I think we all remember having a virgin cocktail before college, after which point shots of straight death become the norm. Mine was with a strawberry daiquiri—a tall, pink, soda-filled glass that gave me sugary chills. But, what is a daiquiri actually? We're here to tell you all about this sweet, classic cocktail. Get ready for some boozy brunch, loves.

A History Lesson from Cuba

Okay, okay, I get it—history may not be the most interesting thing, but when there's alcohol involved it's freakin' lit. Way back when, the British Royal Navy provided its sailors with beer to boost morale. However, beer was harder to ship to the Caribbean, and thus rum became the preferred beverage of choice because there's a helluva lot of it. Henceforth, in the 1730s, the rum ration came into swing

While rum was all the rage, the sailors were having a hard time fighting a war at a level nine drunk, and so they had to find a way to sober those bad boys up. This bright fellow named Admiral Edward Vernon, was like, "hey maybe if we water it down a touch, our sailors will actually do their jobs." And so he combined the rum with water and limes. Innovation skills were fire back then. I mean, what is a daiquiri if not the solution to not have drunken sailors crash your ships?

Fast forward a bit to the Spanish-American War. Spain is able to fight off Britain enough to hold down Cuba, but then the US comes in and battles it out on a little beach called—you guessed it—Daiquiri. We end up being able to chill in there for a bit and profit off the mining business, blah-blah-blah.

This one dude named Jennings Cox owned one of the iron mines. One night, he ran out of gin and buys some rum for his guests instead. He's recommended Admiral Vernon's cocktail and it's a hit—so much so that he's like, "I gotta name this stuff." And so, after that momentous battle on that little beach, he names the drink a daiquiri. The more ya know.

How to Make a Daiquiri

Alexandra Redmond

The people back in the navy were all about drinks that did the job without the effort, so a daiquiri really isn't all too hard to pull off. Simply shake up 1 part lime juice, 2 parts rum, and a little bit of sugar, and BOOM! you have the original daiquiri, transported through time to help you make bad decisions.

Curious what a daiquiri tastes like? In reality, a daiquiri still tastes pretty much like watered-down rum with a slight hint of lime/lemon and some sugar. If you're using quality rum like Bacardí Superior, it'll likely taste good. Otherwise, just do yourself a favor and take a shot.

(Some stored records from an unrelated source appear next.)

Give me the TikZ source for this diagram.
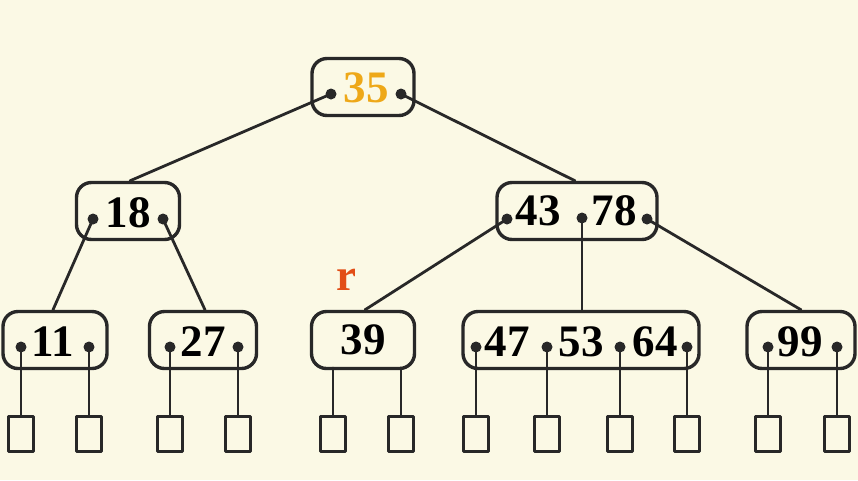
\documentclass[tikz,border=0pt]{standalone}
\usepackage{fontspec}
\setmainfont{Liberation Serif}
\definecolor{bgcream}{RGB}{251,249,229}
\definecolor{boxgray}{RGB}{40,40,40}
\definecolor{rootgold}{RGB}{238,168,24}
\definecolor{rred}{RGB}{226,78,22}
\newcommand{\keyfont}{\fontsize{45}{45}\selectfont\bfseries}
\begin{document}
\begin{tikzpicture}[x=1pt,y=-1pt, line join=round, line cap=round,
    bbox/.style={draw=boxgray, line width=3.4pt, rounded corners=15pt, inner sep=0pt, minimum height=57pt},
    key/.style={font=\keyfont, inner sep=0pt},
    leaf/.style={draw=boxgray, line width=2.8pt, minimum width=25pt, minimum height=35pt, inner sep=0pt},
    link/.style={draw=boxgray, line width=2.8pt}]
    \fill[bgcream] (0,0) rectangle (858,480);
    \useasboundingbox (0,0) rectangle (858,480);
    % boxes of the tree
    \foreach \n/\cx/\cy/\w in {n35/363/87/102, n18/128/211/103, n4378/577/211/160,
        n11/55/340/104, n27/203/340/107, n39/363/340/103, n475364/581/340/236, n99/801/340/108}
        \node[bbox, minimum width=\w pt] (\n) at (\cx,\cy) {};
    % keys
    \node[key, text=rootgold] (k35) at (366,88) {35};
    \foreach \n/\x/\y in {18/128/213, 43/538/211, 78/614/211, 11/53/342, 27/203/342,
        39/363/340, 47/507/342, 53/581/342, 64/655/342, 99/800/342}
        \node[key] (k\n) at (\x,\y) {\n};
    \node[key, text=rred] (rlab) at (346,280) {r};
    % pointer dots
    \foreach \n/\x/\y in {d35a/331/94, d35b/401/94, d18a/93/219, d18b/163/219,
        d43a/507/219, d43b/582/218, d43c/647/219,
        d11a/21/347, d11b/89/347, d27a/170/347, d27b/238/347,
        d47a/476/347, d47b/547/347, d47c/620/347, d47d/687/347, d99a/768/347, d99b/837/347}
        {\coordinate (\n) at (\x,\y); \fill[boxgray] (\n) circle (5.5pt);}
    \coordinate (d39a) at (333,368);
    \coordinate (d39b) at (401,368);
    % links between levels
    \draw[link] (d35a) -- ([xshift=2pt]n18.north);
    \draw[link] (d35b) -- ([xshift=-2pt]n4378.north);
    \draw[link] (d18a) -- ([xshift=-2pt]n11.north);
    \draw[link] (d18b) -- ([xshift=2pt]n27.north);
    \draw[link] (d43a) -- ([xshift=2pt]n39.north);
    \draw[link] (d43b) -- (d43b |- n475364.north);
    \draw[link] (d43c) -- (n99.north);
    % empty subtrees
    \foreach \d [count=\i] in {d11a, d11b, d27a, d27b, d39a, d39b, d47a, d47b, d47c, d47d, d99a, d99b}
        {\node[leaf, anchor=north] (l\i) at (\d |- 0,415) {};
         \draw[link] (\d) -- (l\i.north);}
\end{tikzpicture}
\end{document}
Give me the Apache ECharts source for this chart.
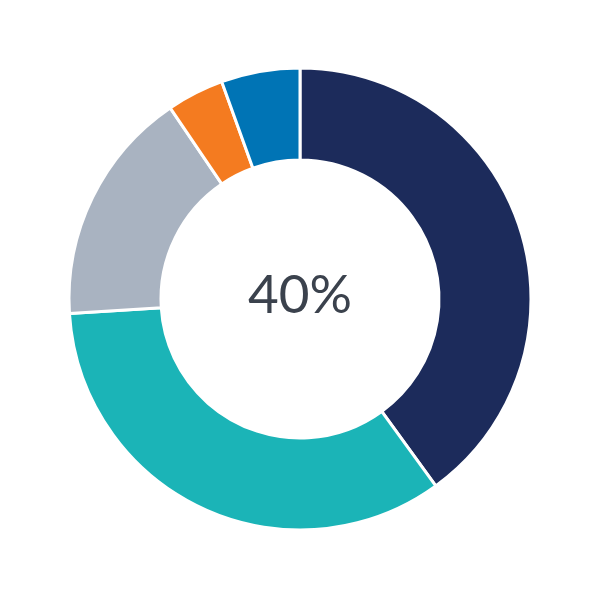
<!DOCTYPE html>
<html>
<head>
<meta charset="utf-8">
<script src="https://cdn.jsdelivr.net/npm/echarts@6/dist/echarts.min.js"></script>
<style>
html,body{margin:0;padding:0;background:#fff;}
#c{width:600px;height:599px;}
</style>
</head>
<body>
<div id="c"></div>
<script>
const categories = ['A', 'B', 'C', 'D', 'E'];
const values = [40, 34, 16.5, 4, 5.5];
const colors = ['#1c2b5b', '#1bb4b7', '#a9b3c1', '#f47b20', '#0074b5'];
const centerLabel = '40%';

const chart = echarts.init(document.getElementById('c'), null, {renderer: 'canvas'});
chart.setOption({
  animation: false,
  graphic: [{
    type: 'text',
    left: 'center',
    top: 269,
    style: {
      text: centerLabel,
      font: '400 53px Lato, sans-serif',
      fill: '#3b424d',
      textAlign: 'center'
    }
  }],
  series: [{
    type: 'pie',
    center: [300, 299],
    radius: [139, 231],
    startAngle: 90,
    clockwise: true,
    label: {show: false},
    labelLine: {show: false},
    emphasis: {disabled: true},
    itemStyle: {borderColor: '#ffffff', borderWidth: 3},
    data: categories.map((c, i) => ({name: c, value: values[i], itemStyle: {color: colors[i]}}))
  }]
});
</script>
</body>
</html>
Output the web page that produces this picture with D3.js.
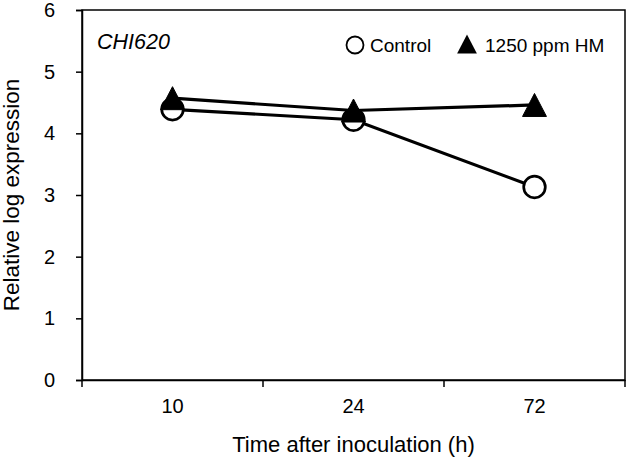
<!DOCTYPE html>
<html><head><meta charset="utf-8">
<script src="https://cdn.jsdelivr.net/npm/d3@7"></script>
<style>body{margin:0;background:#fff;} svg{display:block;font-family:"Liberation Sans",Arial,sans-serif;}</style>
</head><body>
<svg id="chart" width="628" height="464"></svg>
<script>
const categories = ["10", "24", "72"];
const controlValues = [4.39, 4.22, 3.13];
const hmValues = [4.57, 4.37, 4.46];
const yTicks = [0, 1, 2, 3, 4, 5, 6];
const seriesNames = ["Control", "1250 ppm HM"];

(function () {
const svg = d3.select("#chart");
const pL = 82, pR = 625, pT = 10, pB = 380;
const FF = "Liberation Sans, Arial, sans-serif";

const x = d3.scaleBand().domain(categories).range([pL, pR]);
const y = d3.scaleLinear().domain([0, 6]).range([pB, pT]);

// plot box
svg.append("rect").attr("x", pL).attr("y", pT).attr("width", pR-pL).attr("height", pB-pT)
  .attr("fill", "none").attr("stroke", "#000").attr("stroke-width", 1.5);

// y axis
const yAxis = svg.append("g").attr("transform", `translate(${pL},0)`)
  .call(d3.axisLeft(y).tickValues(yTicks).tickSize(6).tickPadding(21).tickFormat(d3.format("d")));
yAxis.select(".domain").attr("stroke-width", 1.5);
yAxis.selectAll(".tick line").attr("stroke-width", 1.5);
yAxis.selectAll("text").attr("font-size", 20).attr("fill", "#000").attr("font-family", FF);

// x axis with ticks at band boundaries
const xAxis = svg.append("g").attr("transform", `translate(0,${pB})`)
  .call(d3.axisBottom(x).tickSize(0).tickPadding(19));
xAxis.select(".domain").attr("stroke-width", 1.5);
xAxis.selectAll("text").attr("font-size", 20).attr("fill", "#000").attr("font-family", FF);
const bounds = categories.map(c => x(c)).concat([x(categories[categories.length-1]) + x.bandwidth()]);
svg.append("g").selectAll("line").data(bounds).join("line")
  .attr("x1", d => d).attr("x2", d => d).attr("y1", pB).attr("y2", pB + 7)
  .attr("stroke", "#000").attr("stroke-width", 1.5);

const cx = c => x(c) + x.bandwidth()/2;
const line = d3.line().x((d, i) => cx(categories[i])).y(d => y(d));

// control series
svg.append("path").datum(controlValues).attr("d", line).attr("fill", "none").attr("stroke", "#000").attr("stroke-width", 3.2);
svg.append("g").selectAll("circle").data(controlValues).join("circle")
  .attr("cx", (d, i) => cx(categories[i])).attr("cy", d => y(d)).attr("r", 10.8)
  .attr("fill", "#fff").attr("stroke", "#000").attr("stroke-width", 2.7);

// HM series
svg.append("path").datum(hmValues).attr("d", line).attr("fill", "none").attr("stroke", "#000").attr("stroke-width", 3.2);
const tri = (s) => `M0,${-s*0.5}L${s*0.52},${s*0.5}L${-s*0.52},${s*0.5}Z`;
svg.append("g").selectAll("path").data(hmValues).join("path")
  .attr("transform", (d, i) => `translate(${cx(categories[i])},${y(d)})`)
  .attr("d", tri(23)).attr("fill", "#000").attr("stroke", "#000").attr("stroke-width", 1).attr("stroke-linejoin", "round");

// title inside
svg.append("text").attr("x", 97).attr("y", 49).attr("font-size", 21.5).attr("font-style", "italic").text("CHI620");

// legend
svg.append("circle").attr("cx", 355).attr("cy", 45).attr("r", 8.5).attr("fill", "#fff").attr("stroke", "#000").attr("stroke-width", 1.8);
svg.append("text").attr("x", 370).attr("y", 52).attr("font-size", 19).text(seriesNames[0]);
svg.append("path").attr("transform", "translate(467,44)").attr("d", tri(19)).attr("fill", "#000");
svg.append("text").attr("x", 485).attr("y", 52).attr("font-size", 19).text(seriesNames[1]);

// axis titles
svg.append("text").attr("x", (pL+pR)/2).attr("y", 452).attr("text-anchor", "middle").attr("font-size", 22).text("Time after inoculation (h)");
svg.append("text").attr("transform", `translate(19,${(pT+pB)/2}) rotate(-90)`).attr("text-anchor", "middle").attr("font-size", 22.5).text("Relative log expression");
})();
</script>
</body></html>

Now, I know you likely imagine fruity drinks in fancy glasses when you think of daiquiris and are hella confused right now, so let me elaborate: liquor always changes over time as people mess around with it. Thus, the daiquiri has experienced some changes over the years—enter the strawberry daiquiri

Flavored daiquiris are made by adding a touch of syrup to give a burst of flavor. In theory, any fruity syrup will do, but the most common one is, of course, strawberry. Throw it together with some ice in a blender and you have a chill, frozen, boozy beverage. Now that you know what a daiquiri is, go out there and have a fabulous spring break.